A reversão deste estado de coisas não está ao alcance da Ucrânia (só por si), pela desproporção de meios evidente e por muito brava que seja a resiliência perante o agressor. Só será possível – mas não o sabíamos desde o início? – se os aliados da Ucrânia, à cabeça dos quais os Estados Unidos, mantiverem inalterado, ou até reforçarem, o fluxo do auxílio militar ao agredido, para poder fazer frente ao agressor, por si e por nós. Só será possível, também, se o barco mantiver o rumo. Já estaremos cansados de tantos “game changers” em três meses e tal, mas é verdade que a Ucrânia vai necessitar que eles cheguem sempre, aconteça o que acontecer. Talvez tenhamos querido “castigar” em demasia a Rússia. E talvez (insisto no talvez) tenhamos menosprezado que, a cada pacote, estávamos a colocar mais tensão nos nossos consensos, deixando que o adversário explorasse cada divisão, cada sinal de pequena fratura.
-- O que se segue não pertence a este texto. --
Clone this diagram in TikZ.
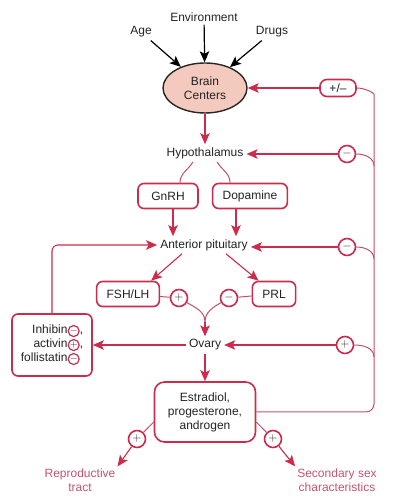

Somos, quase todos, democracias. Quando as sondagens mais recentes nos Estados Unidos mostram que uma maioria significativa dos americanos discorda da forma como o Presidente Biden está a gerir esta crise, o sinal é preocupante para todos. Claro, são sondagens. Mas as sondagens numa democracia traduzem sinais de alerta, num regime autoritário são irrelevantes, até porque nesse caso, se forem más, o “erro” é logo corrigido. As próximas eleições intercalares nos Estados Unidos? Importantes para a Ucrânia, claro, tanto como para os americanos.

E quanto às consequências económicas da guerra, por muito que se saiba que a responsabilidade é da Rússia? Pesam nas opiniões públicas, como é natural. Esse é o maior risco para a Ucrânia: é preciso, com efeito, e para que tudo isto termine bem, que quem apoia o agredido não hesite demasiado devido aos impactos internos desta ou outra decisão; mas não é menos preciso que a Ucrânia interiorize que isso vai acontecer, espera-se que pouco.

Também por isso, doeu a Zelensky ouvir o que Kissinger foi dizer a Davos. São quase cem anos, mas cada palavra daquele homem pesa mais do que um paralelepípedo de granito. Contudo, diminuir Kissinger como velho caduco e colocá-lo em 1938 (para uma enésima comparação com Chamberlain, que passou a ser pau para toda a obra) foi uma estratégia mal pensada. Também terá doído que Macron e Scholtz, aliás em coerência com o que sempre têm defendido, estivessem hora e meia à conversa com Vladimir Putin, a defenderem um regresso à paz que continuam a considerar possível. Mas, é assim mesmo.

O unanimismo não existe, ainda bem. Francamente, não creio que se justifique tanto desânimo e tanta súbita descrença. Ainda se verifica um consenso muito forte sobre duas ideias que, aliás, não se confundem: a Rússia não pode vencer (mas pode não perder), a Ucrânia não pode perder (mas pode não ganhar).